(The exercise): Could the lines from the start of the data through the line with "(472,434) -- (-10,434);" be set down exactly, with no pictures among them?

----

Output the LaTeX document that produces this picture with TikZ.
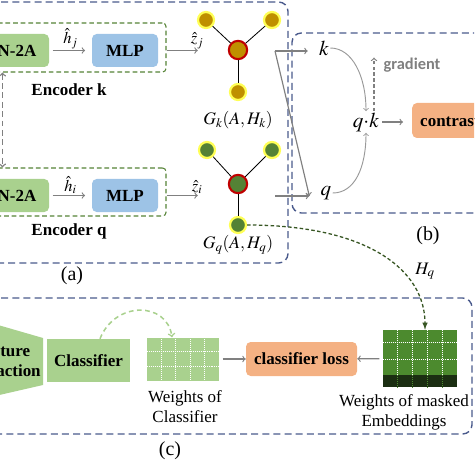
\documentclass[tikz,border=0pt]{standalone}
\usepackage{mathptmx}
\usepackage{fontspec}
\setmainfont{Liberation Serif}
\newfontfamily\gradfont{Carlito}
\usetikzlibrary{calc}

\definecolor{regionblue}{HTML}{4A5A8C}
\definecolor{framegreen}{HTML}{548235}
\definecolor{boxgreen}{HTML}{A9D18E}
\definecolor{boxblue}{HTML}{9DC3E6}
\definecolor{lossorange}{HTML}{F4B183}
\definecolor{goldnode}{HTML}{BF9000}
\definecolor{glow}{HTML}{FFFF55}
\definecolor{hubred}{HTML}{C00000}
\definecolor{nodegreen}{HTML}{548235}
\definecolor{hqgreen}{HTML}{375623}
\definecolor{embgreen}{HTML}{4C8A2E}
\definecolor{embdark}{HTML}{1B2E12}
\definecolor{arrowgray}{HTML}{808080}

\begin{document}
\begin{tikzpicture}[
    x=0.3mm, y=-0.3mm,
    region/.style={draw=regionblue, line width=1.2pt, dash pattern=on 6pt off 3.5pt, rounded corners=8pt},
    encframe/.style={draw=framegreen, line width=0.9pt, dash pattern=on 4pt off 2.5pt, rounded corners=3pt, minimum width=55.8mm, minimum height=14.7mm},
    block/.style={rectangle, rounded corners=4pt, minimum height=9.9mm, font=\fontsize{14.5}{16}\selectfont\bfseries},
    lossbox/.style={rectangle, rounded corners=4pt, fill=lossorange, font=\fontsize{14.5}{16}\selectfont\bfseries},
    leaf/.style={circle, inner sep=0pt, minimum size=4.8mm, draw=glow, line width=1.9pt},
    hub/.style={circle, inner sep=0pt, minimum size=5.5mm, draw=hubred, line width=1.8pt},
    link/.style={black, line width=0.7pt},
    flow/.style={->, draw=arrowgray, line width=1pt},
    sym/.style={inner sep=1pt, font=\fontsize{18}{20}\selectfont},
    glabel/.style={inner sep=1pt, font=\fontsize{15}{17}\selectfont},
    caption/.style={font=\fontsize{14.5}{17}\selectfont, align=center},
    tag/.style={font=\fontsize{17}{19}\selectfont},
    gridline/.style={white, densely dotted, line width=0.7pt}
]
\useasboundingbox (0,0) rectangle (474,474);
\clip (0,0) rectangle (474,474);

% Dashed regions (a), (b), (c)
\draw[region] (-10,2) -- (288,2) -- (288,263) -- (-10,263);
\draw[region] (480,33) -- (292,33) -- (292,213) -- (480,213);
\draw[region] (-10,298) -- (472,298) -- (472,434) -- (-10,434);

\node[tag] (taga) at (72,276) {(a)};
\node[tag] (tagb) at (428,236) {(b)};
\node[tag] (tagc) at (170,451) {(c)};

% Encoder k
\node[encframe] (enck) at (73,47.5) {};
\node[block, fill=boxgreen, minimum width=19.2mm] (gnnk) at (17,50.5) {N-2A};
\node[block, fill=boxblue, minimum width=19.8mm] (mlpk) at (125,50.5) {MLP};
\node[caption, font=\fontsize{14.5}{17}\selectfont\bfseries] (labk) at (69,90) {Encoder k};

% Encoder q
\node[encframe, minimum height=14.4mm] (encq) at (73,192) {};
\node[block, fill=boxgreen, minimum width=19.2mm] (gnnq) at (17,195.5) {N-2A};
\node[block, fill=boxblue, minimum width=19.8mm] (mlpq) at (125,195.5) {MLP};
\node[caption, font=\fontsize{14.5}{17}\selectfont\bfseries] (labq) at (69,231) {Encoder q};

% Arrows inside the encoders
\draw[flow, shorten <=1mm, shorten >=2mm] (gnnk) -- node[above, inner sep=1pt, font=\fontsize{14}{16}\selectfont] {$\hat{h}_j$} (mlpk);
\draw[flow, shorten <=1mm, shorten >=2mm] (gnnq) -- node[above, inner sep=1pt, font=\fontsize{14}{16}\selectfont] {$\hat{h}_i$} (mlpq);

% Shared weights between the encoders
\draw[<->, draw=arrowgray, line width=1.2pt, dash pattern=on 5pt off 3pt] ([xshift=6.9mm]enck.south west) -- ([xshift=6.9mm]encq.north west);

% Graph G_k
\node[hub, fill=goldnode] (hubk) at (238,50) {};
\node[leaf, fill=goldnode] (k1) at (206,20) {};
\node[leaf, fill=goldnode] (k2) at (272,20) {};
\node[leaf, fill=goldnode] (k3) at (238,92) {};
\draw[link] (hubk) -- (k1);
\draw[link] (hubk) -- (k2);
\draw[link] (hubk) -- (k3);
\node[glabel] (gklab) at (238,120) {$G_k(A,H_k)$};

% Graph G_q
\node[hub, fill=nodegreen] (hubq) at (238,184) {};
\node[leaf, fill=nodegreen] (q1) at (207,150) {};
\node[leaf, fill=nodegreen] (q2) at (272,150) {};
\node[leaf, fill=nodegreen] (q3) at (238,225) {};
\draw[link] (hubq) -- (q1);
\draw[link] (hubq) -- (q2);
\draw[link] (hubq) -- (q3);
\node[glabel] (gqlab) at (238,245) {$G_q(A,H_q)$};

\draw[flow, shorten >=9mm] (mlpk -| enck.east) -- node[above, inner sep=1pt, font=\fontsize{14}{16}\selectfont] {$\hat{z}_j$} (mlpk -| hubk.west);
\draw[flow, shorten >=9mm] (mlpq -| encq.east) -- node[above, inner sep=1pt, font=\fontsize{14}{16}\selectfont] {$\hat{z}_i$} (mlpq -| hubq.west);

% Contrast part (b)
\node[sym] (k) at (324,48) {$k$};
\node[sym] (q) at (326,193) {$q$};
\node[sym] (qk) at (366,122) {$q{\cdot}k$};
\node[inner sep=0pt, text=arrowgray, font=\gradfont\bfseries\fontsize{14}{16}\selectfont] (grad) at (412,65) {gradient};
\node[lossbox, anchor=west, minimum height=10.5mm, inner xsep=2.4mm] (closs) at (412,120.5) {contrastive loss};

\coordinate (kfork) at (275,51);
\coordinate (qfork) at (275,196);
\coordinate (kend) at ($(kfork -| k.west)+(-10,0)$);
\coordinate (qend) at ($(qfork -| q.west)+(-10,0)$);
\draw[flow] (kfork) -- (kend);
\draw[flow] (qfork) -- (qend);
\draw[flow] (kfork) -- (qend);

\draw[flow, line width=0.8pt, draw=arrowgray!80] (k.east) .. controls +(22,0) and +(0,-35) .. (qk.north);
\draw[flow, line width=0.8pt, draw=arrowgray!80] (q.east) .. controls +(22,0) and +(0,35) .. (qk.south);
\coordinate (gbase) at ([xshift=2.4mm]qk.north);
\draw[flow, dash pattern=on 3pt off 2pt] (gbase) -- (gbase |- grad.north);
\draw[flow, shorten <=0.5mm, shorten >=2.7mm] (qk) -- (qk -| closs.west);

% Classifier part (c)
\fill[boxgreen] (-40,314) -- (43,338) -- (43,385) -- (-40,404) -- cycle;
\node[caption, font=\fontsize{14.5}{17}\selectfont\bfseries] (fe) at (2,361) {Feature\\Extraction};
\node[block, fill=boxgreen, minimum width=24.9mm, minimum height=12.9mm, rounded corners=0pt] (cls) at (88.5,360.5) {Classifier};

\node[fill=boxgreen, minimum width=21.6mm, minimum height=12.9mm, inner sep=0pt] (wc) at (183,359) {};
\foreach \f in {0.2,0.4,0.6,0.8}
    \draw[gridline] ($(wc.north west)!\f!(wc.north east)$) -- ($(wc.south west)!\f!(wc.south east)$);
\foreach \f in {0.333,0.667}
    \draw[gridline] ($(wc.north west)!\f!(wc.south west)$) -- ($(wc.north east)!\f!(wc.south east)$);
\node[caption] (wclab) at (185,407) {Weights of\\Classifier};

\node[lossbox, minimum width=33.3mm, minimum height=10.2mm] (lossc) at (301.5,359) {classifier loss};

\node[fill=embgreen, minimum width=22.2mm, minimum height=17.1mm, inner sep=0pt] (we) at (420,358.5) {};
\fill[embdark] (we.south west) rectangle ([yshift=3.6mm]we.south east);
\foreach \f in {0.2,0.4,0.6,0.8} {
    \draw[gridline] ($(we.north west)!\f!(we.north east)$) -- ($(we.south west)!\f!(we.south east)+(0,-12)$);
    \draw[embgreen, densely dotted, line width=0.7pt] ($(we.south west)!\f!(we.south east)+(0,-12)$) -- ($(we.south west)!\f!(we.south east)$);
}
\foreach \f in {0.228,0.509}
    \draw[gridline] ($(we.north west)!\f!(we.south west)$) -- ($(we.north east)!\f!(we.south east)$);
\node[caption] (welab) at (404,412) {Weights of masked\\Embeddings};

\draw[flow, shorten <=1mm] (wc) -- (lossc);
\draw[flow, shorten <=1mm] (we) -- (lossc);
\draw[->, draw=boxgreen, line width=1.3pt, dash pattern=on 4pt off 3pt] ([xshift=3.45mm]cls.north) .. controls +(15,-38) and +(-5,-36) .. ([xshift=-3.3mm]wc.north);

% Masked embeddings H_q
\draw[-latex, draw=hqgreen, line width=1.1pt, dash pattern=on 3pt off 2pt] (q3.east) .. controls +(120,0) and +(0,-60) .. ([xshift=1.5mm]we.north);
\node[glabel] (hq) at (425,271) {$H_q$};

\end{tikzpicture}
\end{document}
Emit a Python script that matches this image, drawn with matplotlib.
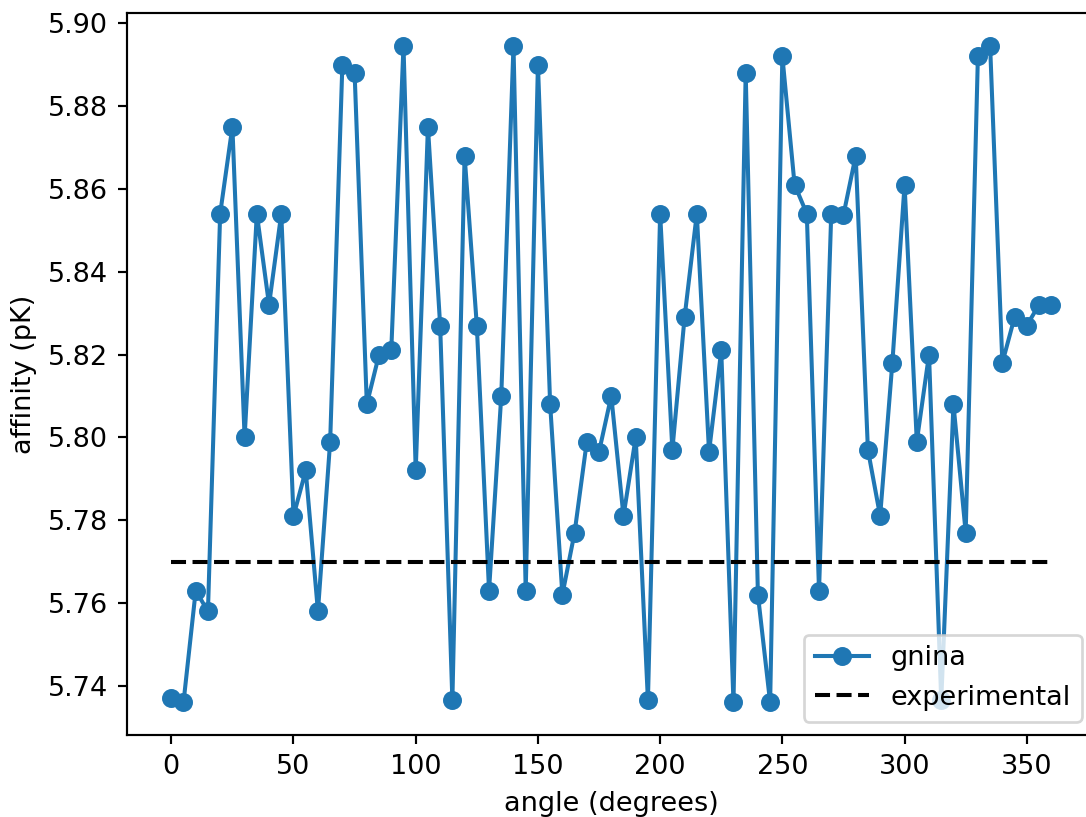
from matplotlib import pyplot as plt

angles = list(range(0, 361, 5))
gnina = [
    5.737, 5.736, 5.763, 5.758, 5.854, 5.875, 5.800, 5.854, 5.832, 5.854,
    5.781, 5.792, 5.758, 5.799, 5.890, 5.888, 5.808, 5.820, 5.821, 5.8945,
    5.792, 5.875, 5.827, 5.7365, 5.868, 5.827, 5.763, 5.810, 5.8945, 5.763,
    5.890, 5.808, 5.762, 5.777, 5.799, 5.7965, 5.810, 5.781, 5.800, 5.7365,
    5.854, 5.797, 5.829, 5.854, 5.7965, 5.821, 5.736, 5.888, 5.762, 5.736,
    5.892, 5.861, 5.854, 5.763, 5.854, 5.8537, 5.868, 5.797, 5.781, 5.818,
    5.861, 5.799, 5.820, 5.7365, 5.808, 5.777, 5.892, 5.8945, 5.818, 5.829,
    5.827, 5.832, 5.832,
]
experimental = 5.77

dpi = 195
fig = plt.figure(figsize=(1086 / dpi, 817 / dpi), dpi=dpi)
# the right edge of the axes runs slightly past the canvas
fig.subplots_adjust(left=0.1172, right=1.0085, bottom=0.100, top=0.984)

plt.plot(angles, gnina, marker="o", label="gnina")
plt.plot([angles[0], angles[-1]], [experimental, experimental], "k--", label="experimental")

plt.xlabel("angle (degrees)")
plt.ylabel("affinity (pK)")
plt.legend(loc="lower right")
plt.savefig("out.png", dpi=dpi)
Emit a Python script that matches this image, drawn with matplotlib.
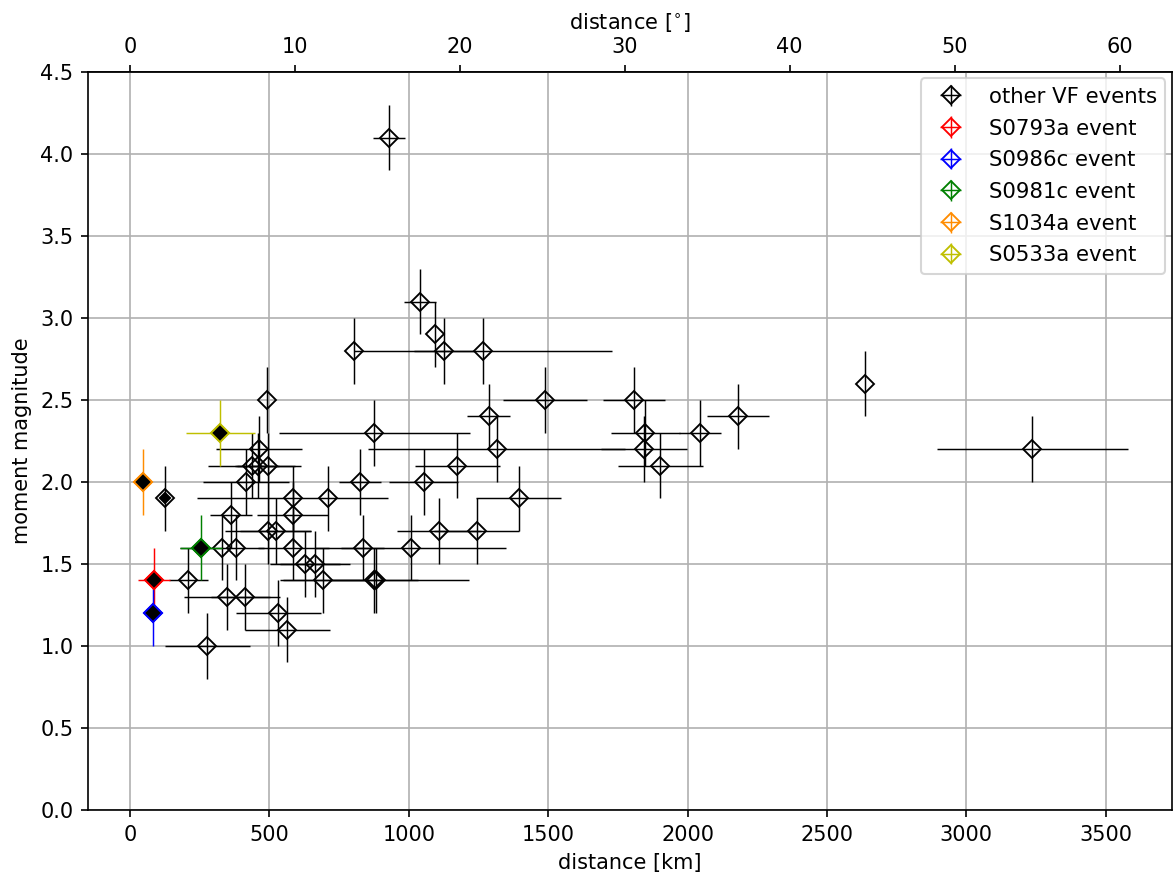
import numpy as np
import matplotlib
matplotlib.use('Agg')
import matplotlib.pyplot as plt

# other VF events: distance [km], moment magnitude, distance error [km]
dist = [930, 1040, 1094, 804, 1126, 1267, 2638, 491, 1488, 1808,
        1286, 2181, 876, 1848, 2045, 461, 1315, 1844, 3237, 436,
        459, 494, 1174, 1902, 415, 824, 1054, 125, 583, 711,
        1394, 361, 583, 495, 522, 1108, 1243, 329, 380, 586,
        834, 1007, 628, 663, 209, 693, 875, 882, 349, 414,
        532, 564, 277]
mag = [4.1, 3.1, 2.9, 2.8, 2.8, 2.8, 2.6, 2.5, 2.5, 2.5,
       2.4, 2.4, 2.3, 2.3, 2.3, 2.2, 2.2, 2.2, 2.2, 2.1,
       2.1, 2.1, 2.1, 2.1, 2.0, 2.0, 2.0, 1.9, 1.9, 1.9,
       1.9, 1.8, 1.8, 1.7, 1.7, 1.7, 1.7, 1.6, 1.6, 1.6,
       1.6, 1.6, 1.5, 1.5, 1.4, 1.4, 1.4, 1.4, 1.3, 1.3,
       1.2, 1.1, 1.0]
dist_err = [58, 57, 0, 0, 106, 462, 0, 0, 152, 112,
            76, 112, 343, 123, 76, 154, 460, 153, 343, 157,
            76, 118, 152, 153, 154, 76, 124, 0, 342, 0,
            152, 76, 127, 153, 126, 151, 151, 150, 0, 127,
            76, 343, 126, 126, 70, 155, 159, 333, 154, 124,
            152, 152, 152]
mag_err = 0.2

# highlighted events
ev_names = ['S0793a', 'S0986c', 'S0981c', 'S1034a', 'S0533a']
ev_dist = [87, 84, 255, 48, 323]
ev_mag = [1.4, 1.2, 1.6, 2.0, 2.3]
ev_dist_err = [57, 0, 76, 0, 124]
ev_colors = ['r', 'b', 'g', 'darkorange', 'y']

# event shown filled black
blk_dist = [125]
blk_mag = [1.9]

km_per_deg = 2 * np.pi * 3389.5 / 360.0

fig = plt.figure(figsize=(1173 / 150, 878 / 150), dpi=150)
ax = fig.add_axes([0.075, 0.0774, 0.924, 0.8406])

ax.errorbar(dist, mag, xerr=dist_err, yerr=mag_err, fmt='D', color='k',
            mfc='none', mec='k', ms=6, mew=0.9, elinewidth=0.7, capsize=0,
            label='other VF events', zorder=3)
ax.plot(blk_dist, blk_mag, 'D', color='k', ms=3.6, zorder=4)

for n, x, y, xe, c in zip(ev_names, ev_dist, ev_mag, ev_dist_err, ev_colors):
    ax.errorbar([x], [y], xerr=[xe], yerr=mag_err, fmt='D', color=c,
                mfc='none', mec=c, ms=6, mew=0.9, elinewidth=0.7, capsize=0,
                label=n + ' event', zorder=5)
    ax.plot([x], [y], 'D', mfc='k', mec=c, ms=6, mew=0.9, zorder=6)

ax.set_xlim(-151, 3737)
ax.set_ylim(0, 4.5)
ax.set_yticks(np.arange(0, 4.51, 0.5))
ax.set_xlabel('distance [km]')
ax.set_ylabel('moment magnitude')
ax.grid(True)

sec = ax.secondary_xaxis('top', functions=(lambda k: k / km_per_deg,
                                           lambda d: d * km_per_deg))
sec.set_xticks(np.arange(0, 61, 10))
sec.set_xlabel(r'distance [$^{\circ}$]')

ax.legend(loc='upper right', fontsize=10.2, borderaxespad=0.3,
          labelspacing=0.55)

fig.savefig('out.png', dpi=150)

----

(Result):
Output the LaTeX document that produces this picture with TikZ.
\documentclass[tikz,border=0pt]{standalone}
\usepackage{mathptmx}
\usepackage{fontspec}
\setmainfont{Liberation Serif}
\newfontfamily\gradfont{Carlito}
\usetikzlibrary{calc}

\definecolor{regionblue}{HTML}{4A5A8C}
\definecolor{framegreen}{HTML}{548235}
\definecolor{boxgreen}{HTML}{A9D18E}
\definecolor{boxblue}{HTML}{9DC3E6}
\definecolor{lossorange}{HTML}{F4B183}
\definecolor{goldnode}{HTML}{BF9000}
\definecolor{glow}{HTML}{FFFF55}
\definecolor{hubred}{HTML}{C00000}
\definecolor{nodegreen}{HTML}{548235}
\definecolor{hqgreen}{HTML}{375623}
\definecolor{embgreen}{HTML}{4C8A2E}
\definecolor{embdark}{HTML}{1B2E12}
\definecolor{arrowgray}{HTML}{808080}

\begin{document}
\begin{tikzpicture}[
    x=0.3mm, y=-0.3mm,
    region/.style={draw=regionblue, line width=1.2pt, dash pattern=on 6pt off 3.5pt, rounded corners=8pt},
    encframe/.style={draw=framegreen, line width=0.9pt, dash pattern=on 4pt off 2.5pt, rounded corners=3pt, minimum width=55.8mm, minimum height=14.7mm},
    block/.style={rectangle, rounded corners=4pt, minimum height=9.9mm, font=\fontsize{14.5}{16}\selectfont\bfseries},
    lossbox/.style={rectangle, rounded corners=4pt, fill=lossorange, font=\fontsize{14.5}{16}\selectfont\bfseries},
    leaf/.style={circle, inner sep=0pt, minimum size=4.8mm, draw=glow, line width=1.9pt},
    hub/.style={circle, inner sep=0pt, minimum size=5.5mm, draw=hubred, line width=1.8pt},
    link/.style={black, line width=0.7pt},
    flow/.style={->, draw=arrowgray, line width=1pt},
    sym/.style={inner sep=1pt, font=\fontsize{18}{20}\selectfont},
    glabel/.style={inner sep=1pt, font=\fontsize{15}{17}\selectfont},
    caption/.style={font=\fontsize{14.5}{17}\selectfont, align=center},
    tag/.style={font=\fontsize{17}{19}\selectfont},
    gridline/.style={white, densely dotted, line width=0.7pt}
]
\useasboundingbox (0,0) rectangle (474,474);
\clip (0,0) rectangle (474,474);

% Dashed regions (a), (b), (c)
\draw[region] (-10,2) -- (288,2) -- (288,263) -- (-10,263);
\draw[region] (480,33) -- (292,33) -- (292,213) -- (480,213);
\draw[region] (-10,298) -- (472,298) -- (472,434) -- (-10,434);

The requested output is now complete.